- **MATERIALS PROVIDED**:
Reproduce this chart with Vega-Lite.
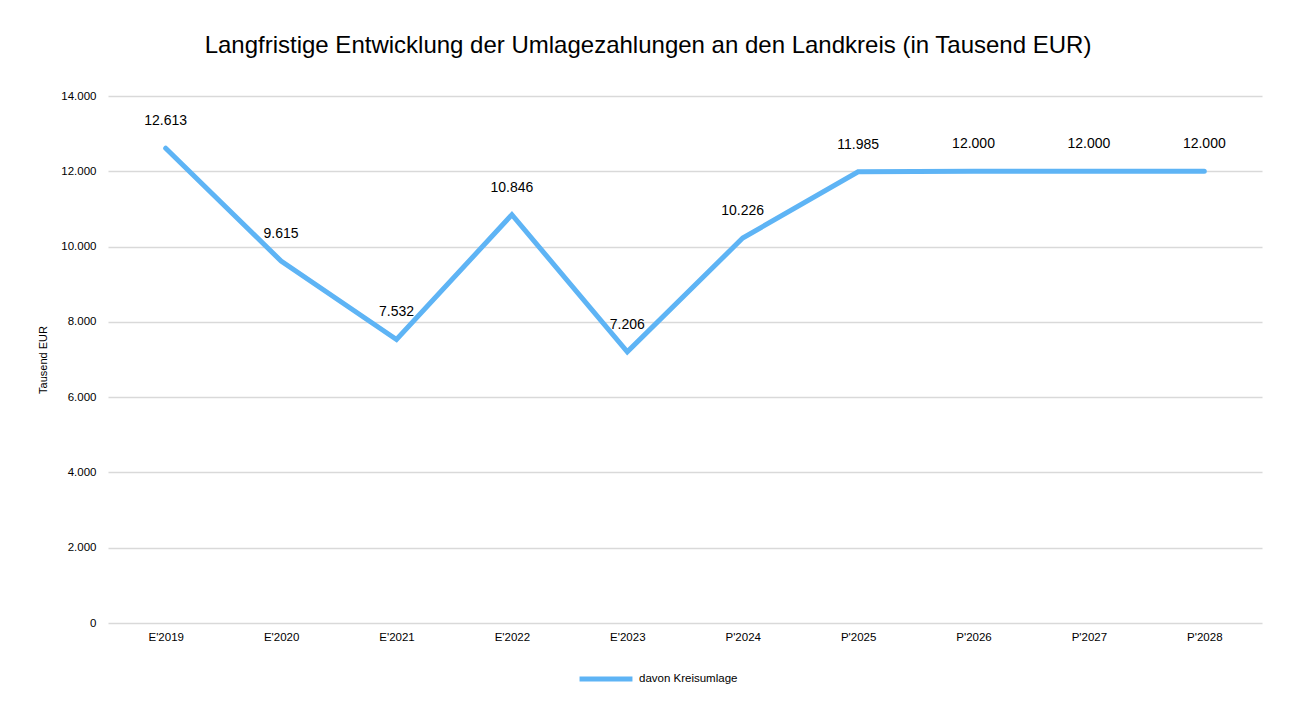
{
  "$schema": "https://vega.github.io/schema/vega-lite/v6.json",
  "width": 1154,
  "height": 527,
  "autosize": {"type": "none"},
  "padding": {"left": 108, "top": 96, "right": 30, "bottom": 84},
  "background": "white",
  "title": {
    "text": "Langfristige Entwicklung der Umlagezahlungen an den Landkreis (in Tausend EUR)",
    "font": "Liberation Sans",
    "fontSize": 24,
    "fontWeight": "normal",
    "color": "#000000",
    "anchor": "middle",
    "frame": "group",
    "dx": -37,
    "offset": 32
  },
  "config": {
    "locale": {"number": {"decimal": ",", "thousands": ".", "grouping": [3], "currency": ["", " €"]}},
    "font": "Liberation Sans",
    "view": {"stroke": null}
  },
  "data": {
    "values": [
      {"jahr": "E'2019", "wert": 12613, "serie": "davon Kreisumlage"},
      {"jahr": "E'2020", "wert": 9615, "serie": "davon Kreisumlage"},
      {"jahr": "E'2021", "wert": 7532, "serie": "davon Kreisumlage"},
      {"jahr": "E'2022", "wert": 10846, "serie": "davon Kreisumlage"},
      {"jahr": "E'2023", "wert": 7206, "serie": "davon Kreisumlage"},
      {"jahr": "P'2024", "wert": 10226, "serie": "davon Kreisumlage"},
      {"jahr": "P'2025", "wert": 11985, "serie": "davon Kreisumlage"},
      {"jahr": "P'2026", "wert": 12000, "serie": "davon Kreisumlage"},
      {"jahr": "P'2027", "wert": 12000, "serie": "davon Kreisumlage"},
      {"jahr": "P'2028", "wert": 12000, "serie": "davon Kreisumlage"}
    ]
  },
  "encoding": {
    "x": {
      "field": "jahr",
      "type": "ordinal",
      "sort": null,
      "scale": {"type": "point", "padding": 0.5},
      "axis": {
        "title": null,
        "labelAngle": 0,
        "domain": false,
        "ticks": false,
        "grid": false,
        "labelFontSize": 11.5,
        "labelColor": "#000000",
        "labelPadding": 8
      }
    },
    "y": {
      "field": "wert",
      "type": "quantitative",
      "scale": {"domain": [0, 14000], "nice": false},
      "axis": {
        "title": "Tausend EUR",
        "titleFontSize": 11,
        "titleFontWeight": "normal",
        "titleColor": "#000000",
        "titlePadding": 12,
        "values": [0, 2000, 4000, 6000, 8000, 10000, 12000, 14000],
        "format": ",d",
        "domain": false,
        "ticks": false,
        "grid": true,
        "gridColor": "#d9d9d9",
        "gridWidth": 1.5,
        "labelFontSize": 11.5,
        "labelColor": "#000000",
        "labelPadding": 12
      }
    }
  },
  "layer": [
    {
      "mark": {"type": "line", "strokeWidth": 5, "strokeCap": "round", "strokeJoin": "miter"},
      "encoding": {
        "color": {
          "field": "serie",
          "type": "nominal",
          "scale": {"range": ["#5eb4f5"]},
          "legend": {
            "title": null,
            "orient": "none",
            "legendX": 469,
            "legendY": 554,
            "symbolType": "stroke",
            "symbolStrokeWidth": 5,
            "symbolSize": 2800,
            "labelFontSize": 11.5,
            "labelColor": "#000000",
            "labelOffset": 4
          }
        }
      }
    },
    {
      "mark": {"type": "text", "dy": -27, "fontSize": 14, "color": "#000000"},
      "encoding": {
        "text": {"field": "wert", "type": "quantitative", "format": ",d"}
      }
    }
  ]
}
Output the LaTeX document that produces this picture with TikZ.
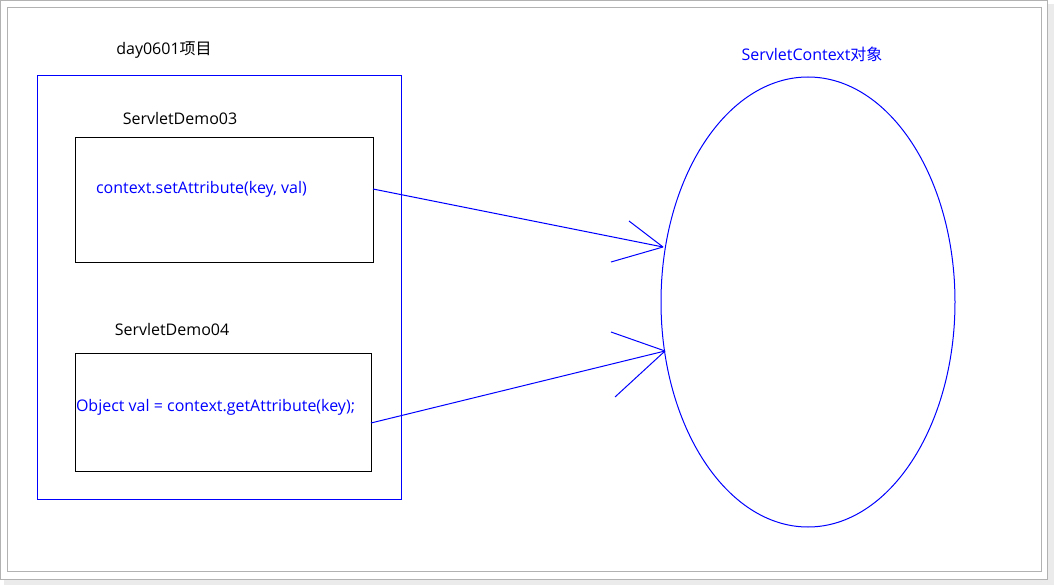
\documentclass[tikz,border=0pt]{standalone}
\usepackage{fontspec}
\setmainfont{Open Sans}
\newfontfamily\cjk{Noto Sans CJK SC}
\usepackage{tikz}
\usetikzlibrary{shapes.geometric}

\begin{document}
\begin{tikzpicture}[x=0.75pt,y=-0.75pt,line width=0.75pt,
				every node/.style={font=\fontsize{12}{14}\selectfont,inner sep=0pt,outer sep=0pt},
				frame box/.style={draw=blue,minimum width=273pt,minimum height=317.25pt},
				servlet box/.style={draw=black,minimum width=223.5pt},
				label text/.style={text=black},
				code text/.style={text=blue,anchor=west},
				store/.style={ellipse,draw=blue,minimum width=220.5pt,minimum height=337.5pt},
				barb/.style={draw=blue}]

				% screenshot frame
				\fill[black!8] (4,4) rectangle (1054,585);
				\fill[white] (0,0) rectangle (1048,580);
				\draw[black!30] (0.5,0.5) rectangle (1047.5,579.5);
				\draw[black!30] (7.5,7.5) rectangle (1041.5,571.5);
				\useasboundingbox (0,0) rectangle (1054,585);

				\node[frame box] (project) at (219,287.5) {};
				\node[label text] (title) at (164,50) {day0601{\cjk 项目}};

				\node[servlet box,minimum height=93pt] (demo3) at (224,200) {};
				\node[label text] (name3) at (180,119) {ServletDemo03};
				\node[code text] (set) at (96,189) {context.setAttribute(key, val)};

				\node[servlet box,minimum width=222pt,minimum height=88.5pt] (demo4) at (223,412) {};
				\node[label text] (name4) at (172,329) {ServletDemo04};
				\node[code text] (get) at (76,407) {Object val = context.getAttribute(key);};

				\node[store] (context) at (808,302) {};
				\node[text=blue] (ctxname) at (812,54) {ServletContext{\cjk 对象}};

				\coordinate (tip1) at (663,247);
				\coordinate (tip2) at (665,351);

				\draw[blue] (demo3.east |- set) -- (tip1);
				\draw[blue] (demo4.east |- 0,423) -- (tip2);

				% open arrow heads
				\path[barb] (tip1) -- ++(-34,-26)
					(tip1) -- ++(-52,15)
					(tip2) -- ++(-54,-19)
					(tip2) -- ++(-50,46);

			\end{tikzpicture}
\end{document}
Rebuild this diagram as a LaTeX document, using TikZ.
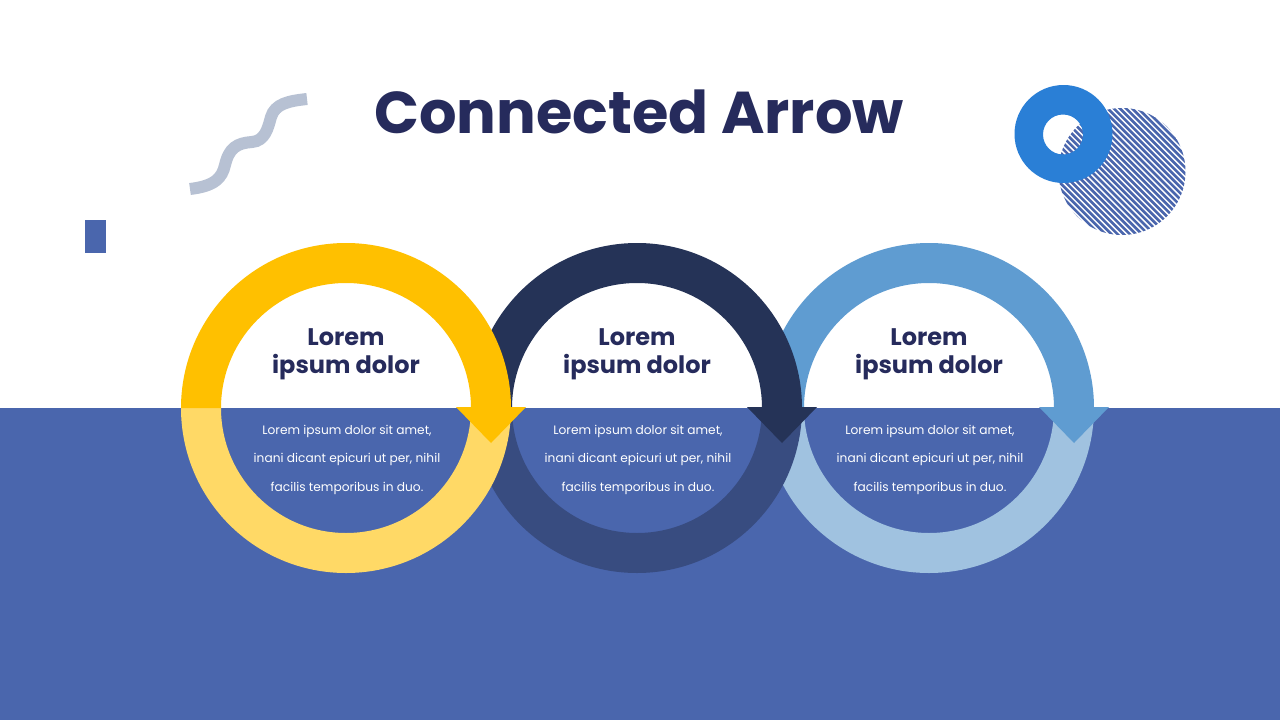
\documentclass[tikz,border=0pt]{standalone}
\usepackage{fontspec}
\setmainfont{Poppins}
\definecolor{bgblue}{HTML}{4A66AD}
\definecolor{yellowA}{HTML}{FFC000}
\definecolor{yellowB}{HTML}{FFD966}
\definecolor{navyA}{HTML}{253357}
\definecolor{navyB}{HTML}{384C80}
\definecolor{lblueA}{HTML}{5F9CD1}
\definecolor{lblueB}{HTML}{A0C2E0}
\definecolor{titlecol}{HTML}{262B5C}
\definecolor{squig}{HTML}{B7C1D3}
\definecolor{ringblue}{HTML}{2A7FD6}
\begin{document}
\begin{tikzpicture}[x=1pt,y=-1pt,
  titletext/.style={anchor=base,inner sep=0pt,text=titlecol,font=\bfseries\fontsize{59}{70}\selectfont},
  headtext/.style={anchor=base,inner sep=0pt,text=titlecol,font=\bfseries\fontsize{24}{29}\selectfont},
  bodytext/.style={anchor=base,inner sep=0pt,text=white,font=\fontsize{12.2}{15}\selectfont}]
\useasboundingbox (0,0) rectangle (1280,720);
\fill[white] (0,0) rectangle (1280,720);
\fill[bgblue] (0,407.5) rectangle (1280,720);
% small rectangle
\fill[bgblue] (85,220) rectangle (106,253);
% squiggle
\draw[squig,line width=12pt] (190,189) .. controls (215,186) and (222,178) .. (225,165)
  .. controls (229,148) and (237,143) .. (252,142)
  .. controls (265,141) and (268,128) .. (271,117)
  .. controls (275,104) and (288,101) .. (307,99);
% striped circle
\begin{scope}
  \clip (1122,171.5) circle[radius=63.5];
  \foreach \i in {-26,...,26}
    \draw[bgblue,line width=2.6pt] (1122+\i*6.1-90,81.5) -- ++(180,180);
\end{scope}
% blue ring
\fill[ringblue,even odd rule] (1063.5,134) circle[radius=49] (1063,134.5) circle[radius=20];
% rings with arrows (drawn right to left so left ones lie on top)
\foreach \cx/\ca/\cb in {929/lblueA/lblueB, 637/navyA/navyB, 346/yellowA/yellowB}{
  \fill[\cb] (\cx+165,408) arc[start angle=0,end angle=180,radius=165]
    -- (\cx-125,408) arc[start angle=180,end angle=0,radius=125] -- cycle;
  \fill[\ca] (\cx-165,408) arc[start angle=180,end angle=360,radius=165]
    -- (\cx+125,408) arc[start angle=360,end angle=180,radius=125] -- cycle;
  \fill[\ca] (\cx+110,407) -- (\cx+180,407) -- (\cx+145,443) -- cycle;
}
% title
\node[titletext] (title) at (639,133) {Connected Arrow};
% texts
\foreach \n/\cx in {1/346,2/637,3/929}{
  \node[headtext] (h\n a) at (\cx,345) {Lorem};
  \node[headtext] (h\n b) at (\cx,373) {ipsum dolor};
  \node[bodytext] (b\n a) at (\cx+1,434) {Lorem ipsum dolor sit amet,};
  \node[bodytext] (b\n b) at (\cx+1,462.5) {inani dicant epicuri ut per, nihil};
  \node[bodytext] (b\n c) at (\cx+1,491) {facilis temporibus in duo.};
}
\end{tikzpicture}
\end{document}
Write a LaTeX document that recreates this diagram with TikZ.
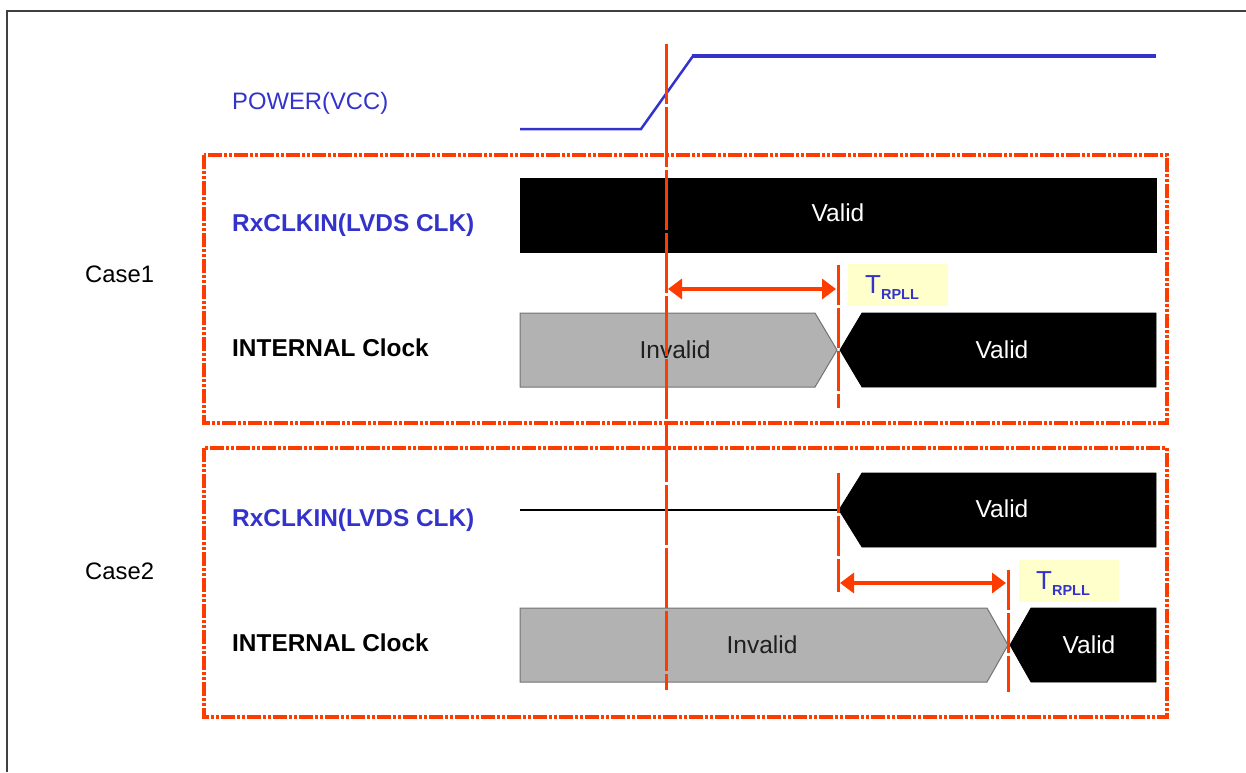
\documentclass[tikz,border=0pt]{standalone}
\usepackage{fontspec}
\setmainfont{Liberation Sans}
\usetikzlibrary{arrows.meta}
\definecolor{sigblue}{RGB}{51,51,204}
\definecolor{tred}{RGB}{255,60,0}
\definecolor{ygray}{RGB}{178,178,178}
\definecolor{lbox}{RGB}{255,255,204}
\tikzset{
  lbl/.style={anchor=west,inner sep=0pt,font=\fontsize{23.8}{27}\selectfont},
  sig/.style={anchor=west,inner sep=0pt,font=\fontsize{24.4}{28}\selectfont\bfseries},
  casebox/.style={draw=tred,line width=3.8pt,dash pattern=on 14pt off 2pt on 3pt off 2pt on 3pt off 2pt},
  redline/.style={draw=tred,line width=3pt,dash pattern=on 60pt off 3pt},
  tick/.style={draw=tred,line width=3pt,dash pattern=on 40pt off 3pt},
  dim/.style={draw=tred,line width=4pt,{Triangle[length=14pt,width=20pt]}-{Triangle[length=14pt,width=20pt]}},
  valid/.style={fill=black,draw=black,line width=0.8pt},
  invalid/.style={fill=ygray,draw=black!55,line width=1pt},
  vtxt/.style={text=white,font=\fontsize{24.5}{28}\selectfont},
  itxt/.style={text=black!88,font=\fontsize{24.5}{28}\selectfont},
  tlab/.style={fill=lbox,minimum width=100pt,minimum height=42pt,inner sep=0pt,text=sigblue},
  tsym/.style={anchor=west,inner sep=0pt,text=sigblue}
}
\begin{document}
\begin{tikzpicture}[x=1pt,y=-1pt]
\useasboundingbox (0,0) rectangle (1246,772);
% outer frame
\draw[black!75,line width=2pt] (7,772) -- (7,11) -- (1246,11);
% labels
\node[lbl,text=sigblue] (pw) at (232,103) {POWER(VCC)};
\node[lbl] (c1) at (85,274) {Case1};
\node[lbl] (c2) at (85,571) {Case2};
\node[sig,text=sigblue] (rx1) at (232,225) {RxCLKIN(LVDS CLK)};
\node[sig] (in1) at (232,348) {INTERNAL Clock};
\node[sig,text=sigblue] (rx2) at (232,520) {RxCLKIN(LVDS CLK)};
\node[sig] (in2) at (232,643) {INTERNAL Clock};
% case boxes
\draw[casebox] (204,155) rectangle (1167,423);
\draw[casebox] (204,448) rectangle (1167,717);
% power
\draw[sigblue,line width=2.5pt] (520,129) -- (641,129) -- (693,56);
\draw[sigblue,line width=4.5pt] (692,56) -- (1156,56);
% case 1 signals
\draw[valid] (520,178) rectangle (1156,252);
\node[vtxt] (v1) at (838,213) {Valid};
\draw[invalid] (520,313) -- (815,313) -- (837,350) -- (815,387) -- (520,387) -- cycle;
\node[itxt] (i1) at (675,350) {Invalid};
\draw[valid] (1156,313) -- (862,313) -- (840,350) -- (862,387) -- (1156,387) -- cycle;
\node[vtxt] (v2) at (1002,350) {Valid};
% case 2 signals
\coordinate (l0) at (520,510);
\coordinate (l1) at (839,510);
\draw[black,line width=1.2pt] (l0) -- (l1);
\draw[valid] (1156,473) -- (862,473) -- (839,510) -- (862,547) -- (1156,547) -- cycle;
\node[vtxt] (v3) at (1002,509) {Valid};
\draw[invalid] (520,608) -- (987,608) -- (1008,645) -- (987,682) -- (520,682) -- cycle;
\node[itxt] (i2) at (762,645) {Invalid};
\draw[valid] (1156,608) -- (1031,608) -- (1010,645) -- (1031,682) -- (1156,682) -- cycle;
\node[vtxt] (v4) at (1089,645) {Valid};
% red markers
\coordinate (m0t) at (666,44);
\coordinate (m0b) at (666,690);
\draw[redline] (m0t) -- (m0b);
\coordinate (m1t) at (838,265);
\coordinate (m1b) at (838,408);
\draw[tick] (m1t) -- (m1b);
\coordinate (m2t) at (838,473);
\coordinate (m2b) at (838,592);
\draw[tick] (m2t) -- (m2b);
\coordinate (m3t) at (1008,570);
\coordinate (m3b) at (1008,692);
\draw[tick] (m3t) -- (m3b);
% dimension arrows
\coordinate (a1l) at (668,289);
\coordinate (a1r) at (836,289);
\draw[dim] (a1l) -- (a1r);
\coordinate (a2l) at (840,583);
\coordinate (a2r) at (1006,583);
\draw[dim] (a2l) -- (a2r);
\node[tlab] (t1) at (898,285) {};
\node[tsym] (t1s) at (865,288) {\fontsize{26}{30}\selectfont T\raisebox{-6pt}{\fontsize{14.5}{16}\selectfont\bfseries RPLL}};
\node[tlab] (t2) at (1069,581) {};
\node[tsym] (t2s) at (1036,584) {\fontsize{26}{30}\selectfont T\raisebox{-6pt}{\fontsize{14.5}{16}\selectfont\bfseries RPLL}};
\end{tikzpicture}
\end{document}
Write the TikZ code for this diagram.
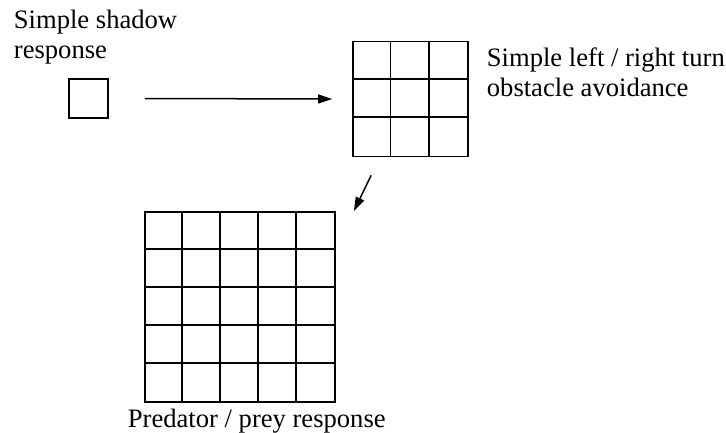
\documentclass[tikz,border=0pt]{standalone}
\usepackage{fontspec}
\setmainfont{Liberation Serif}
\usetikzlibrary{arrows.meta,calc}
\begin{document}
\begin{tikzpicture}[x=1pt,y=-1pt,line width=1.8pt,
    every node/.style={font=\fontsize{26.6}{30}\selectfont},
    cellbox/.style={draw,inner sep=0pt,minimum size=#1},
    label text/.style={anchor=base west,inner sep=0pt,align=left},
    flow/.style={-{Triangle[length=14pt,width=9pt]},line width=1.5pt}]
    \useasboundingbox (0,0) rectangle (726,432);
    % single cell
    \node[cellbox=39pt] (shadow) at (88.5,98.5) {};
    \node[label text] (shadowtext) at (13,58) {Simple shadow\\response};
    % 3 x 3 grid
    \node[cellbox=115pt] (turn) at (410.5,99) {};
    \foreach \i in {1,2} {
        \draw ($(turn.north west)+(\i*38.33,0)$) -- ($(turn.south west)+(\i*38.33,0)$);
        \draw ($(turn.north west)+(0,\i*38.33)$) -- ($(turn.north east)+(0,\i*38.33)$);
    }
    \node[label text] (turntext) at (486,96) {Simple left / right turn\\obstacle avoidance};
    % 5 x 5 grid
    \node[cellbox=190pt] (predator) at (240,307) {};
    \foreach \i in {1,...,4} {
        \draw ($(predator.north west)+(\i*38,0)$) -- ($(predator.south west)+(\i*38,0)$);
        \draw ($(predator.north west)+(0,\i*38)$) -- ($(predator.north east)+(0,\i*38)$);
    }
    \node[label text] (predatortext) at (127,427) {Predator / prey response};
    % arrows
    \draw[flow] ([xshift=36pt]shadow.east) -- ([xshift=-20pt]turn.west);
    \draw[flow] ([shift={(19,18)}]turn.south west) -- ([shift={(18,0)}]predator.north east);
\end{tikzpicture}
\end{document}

- **GIVEN PROBLEM**:
Determine the number of lines in the data that contain "Write" as a word or string, and state only that number.

- **FULL ANSWER**:
2